## [Provided entries]
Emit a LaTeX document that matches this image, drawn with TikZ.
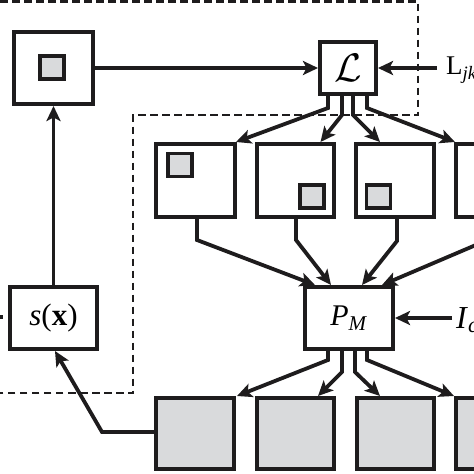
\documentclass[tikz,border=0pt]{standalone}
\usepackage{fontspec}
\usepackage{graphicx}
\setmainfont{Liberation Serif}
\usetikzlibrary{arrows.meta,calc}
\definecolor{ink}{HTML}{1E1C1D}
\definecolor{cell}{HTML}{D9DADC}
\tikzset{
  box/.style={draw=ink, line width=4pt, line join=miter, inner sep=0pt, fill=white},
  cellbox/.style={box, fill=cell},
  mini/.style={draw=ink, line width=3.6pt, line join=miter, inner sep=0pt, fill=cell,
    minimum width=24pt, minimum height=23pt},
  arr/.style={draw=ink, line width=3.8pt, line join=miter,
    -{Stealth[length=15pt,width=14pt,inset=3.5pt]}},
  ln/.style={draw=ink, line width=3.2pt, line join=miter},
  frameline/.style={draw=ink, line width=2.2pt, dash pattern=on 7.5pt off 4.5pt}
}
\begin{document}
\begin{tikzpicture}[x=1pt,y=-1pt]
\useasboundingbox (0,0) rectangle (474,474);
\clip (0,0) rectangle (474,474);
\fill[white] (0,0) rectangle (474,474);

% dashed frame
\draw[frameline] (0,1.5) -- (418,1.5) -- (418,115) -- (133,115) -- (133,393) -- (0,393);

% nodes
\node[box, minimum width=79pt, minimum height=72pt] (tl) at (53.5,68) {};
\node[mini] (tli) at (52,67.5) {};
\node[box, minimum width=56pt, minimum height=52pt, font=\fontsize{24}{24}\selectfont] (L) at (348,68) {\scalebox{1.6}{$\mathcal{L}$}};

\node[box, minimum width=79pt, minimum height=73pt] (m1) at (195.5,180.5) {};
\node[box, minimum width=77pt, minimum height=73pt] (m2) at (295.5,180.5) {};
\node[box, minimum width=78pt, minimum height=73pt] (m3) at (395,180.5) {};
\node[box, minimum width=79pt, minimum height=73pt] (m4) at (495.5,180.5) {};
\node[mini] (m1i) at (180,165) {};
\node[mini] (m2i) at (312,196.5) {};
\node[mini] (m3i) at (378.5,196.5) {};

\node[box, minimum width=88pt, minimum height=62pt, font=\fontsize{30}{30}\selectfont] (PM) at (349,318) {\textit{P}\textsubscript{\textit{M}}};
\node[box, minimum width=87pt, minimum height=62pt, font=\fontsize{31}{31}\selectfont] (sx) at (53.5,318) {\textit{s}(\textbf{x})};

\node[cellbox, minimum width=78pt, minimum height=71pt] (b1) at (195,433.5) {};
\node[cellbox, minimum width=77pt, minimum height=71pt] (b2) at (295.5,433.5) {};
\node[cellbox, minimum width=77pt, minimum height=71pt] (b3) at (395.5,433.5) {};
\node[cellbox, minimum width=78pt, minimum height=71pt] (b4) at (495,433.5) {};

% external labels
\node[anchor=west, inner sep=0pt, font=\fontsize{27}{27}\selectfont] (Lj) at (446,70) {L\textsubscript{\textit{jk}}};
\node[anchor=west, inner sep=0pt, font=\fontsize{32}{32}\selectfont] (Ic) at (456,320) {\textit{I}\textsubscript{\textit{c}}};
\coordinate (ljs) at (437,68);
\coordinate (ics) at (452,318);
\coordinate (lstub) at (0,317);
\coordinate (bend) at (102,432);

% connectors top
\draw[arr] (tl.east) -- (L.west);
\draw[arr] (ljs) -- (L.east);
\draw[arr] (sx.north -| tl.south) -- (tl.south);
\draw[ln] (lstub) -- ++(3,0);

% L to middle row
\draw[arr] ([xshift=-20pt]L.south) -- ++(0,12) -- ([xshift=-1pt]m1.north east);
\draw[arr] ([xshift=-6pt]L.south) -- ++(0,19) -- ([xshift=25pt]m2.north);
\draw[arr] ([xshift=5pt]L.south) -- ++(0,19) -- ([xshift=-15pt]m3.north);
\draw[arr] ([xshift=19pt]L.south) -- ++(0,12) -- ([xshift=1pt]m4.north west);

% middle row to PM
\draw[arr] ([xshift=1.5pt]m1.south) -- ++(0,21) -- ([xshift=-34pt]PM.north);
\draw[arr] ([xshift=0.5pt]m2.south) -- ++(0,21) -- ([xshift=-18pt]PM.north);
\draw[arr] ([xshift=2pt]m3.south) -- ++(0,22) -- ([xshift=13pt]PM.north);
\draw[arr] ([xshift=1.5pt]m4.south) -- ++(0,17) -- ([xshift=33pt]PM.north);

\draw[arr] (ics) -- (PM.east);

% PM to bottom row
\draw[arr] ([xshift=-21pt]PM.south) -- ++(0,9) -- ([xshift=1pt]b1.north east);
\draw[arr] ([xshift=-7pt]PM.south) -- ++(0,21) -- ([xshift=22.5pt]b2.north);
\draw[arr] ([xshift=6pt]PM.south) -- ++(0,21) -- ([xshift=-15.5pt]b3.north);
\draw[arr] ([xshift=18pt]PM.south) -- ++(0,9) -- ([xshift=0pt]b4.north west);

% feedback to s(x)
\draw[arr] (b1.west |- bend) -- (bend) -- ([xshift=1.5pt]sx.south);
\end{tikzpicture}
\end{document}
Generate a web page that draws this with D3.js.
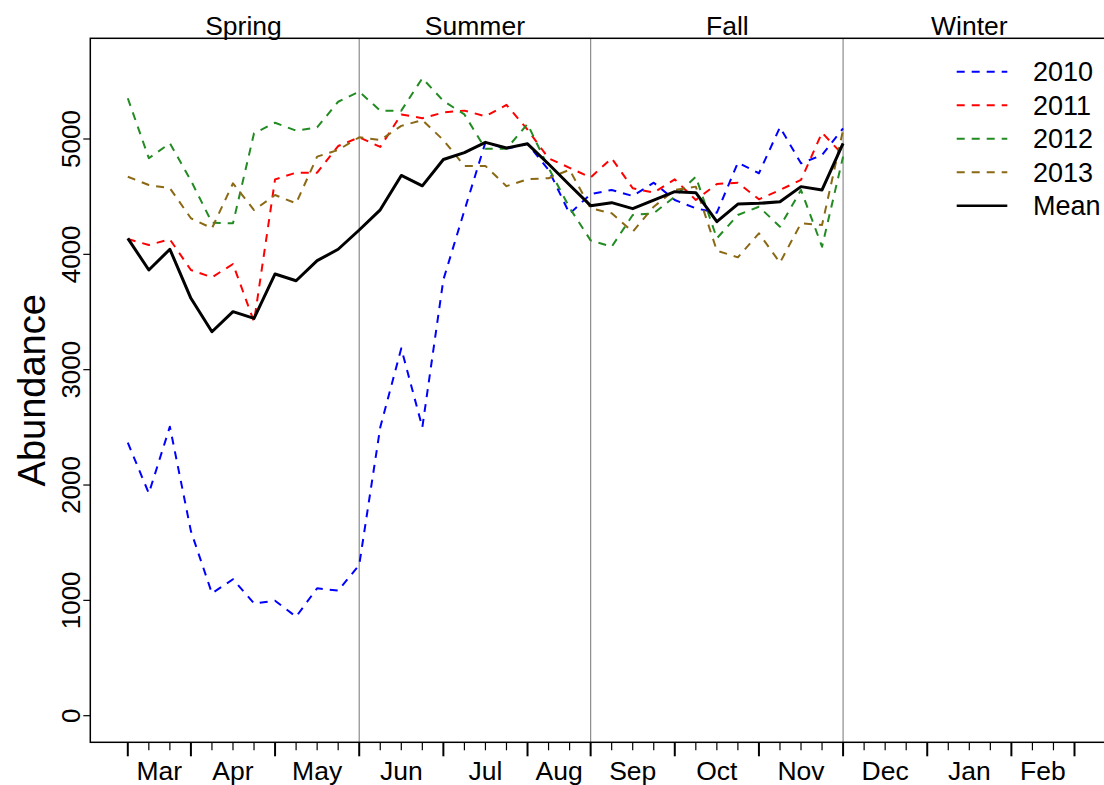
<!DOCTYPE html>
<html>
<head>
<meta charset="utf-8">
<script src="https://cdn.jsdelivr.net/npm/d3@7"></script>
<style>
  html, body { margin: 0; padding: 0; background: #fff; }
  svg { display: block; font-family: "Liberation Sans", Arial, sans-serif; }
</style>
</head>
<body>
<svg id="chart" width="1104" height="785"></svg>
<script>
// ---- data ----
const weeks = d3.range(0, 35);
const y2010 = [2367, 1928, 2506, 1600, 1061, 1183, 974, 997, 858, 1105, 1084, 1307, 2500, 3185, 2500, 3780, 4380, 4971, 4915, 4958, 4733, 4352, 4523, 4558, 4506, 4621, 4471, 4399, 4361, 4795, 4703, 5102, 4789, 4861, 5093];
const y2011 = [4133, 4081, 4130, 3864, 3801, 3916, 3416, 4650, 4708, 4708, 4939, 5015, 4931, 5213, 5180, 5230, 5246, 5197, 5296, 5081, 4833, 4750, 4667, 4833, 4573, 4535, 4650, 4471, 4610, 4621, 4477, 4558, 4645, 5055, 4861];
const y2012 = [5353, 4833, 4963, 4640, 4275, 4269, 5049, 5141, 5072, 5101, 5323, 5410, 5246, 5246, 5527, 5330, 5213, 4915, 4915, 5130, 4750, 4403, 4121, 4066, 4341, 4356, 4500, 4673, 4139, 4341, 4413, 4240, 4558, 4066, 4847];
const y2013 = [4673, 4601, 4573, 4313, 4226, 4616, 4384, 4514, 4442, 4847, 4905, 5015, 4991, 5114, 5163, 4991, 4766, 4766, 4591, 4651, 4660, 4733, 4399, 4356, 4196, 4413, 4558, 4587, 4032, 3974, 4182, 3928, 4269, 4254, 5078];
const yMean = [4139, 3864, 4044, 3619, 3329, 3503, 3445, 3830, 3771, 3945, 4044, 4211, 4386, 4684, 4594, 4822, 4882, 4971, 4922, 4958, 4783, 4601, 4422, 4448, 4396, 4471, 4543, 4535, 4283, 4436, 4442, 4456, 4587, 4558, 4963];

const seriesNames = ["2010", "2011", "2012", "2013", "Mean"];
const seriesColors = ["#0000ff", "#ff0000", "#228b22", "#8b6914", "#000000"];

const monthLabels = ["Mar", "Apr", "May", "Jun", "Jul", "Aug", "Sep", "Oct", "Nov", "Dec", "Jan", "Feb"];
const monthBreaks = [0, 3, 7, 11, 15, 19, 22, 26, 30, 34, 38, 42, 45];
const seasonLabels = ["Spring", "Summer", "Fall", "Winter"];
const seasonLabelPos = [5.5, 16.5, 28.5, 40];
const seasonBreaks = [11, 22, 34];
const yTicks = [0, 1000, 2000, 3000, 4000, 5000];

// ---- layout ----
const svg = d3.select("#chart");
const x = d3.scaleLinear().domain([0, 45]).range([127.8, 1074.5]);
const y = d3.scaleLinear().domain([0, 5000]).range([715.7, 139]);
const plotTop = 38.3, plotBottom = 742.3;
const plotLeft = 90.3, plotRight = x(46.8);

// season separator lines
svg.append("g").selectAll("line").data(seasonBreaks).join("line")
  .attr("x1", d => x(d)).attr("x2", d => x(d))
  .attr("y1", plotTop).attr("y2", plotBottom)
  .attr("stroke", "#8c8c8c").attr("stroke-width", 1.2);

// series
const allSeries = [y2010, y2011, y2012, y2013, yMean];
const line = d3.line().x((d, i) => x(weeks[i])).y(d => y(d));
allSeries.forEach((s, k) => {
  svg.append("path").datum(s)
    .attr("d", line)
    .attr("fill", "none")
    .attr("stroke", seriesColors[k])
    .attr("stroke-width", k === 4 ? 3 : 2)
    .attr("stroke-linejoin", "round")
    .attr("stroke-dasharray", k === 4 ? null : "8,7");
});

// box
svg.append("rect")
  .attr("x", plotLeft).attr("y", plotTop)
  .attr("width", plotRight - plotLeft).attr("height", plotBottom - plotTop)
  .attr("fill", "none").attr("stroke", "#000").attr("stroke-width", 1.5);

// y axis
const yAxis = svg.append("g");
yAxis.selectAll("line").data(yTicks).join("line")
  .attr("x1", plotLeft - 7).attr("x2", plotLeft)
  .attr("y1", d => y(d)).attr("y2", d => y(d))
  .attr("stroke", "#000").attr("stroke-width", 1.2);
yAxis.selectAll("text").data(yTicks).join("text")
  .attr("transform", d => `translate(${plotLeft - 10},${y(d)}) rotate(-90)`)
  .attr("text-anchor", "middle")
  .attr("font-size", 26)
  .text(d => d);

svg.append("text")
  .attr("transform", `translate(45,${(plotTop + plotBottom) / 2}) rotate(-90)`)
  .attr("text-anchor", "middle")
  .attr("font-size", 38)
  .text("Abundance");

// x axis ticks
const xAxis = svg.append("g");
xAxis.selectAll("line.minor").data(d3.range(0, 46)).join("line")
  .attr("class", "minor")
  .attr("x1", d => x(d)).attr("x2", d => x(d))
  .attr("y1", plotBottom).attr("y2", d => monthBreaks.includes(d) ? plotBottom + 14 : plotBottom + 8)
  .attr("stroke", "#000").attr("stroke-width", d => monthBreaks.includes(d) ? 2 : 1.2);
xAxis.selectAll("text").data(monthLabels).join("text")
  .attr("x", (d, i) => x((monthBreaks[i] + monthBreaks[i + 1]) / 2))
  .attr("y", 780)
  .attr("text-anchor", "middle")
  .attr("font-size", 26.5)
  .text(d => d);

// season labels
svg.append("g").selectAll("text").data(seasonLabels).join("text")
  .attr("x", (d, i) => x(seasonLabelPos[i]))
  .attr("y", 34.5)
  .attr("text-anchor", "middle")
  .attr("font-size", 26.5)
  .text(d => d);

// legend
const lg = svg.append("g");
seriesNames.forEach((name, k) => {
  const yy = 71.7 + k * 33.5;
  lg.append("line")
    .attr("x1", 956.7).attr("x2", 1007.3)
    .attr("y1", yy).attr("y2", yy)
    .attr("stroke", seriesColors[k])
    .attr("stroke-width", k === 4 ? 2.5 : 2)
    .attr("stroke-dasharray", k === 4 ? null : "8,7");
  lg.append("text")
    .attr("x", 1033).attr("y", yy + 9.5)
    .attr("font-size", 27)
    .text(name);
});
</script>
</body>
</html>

## [What is required]
Repeat exactly the lines from the start of the entries down to the line with "minimum width=56pt, minimum", keeping both ends but none of the pictures.

## [Output for this task]
Emit a LaTeX document that matches this image, drawn with TikZ.
\documentclass[tikz,border=0pt]{standalone}
\usepackage{fontspec}
\usepackage{graphicx}
\setmainfont{Liberation Serif}
\usetikzlibrary{arrows.meta,calc}
\definecolor{ink}{HTML}{1E1C1D}
\definecolor{cell}{HTML}{D9DADC}
\tikzset{
  box/.style={draw=ink, line width=4pt, line join=miter, inner sep=0pt, fill=white},
  cellbox/.style={box, fill=cell},
  mini/.style={draw=ink, line width=3.6pt, line join=miter, inner sep=0pt, fill=cell,
    minimum width=24pt, minimum height=23pt},
  arr/.style={draw=ink, line width=3.8pt, line join=miter,
    -{Stealth[length=15pt,width=14pt,inset=3.5pt]}},
  ln/.style={draw=ink, line width=3.2pt, line join=miter},
  frameline/.style={draw=ink, line width=2.2pt, dash pattern=on 7.5pt off 4.5pt}
}
\begin{document}
\begin{tikzpicture}[x=1pt,y=-1pt]
\useasboundingbox (0,0) rectangle (474,474);
\clip (0,0) rectangle (474,474);
\fill[white] (0,0) rectangle (474,474);

% dashed frame
\draw[frameline] (0,1.5) -- (418,1.5) -- (418,115) -- (133,115) -- (133,393) -- (0,393);

% nodes
\node[box, minimum width=79pt, minimum height=72pt] (tl) at (53.5,68) {};
\node[mini] (tli) at (52,67.5) {};
\node[box, minimum width=56pt, minimum height=52pt, font=\fontsize{24}{24}\selectfont] (L) at (348,68) {\scalebox{1.6}{$\mathcal{L}$}};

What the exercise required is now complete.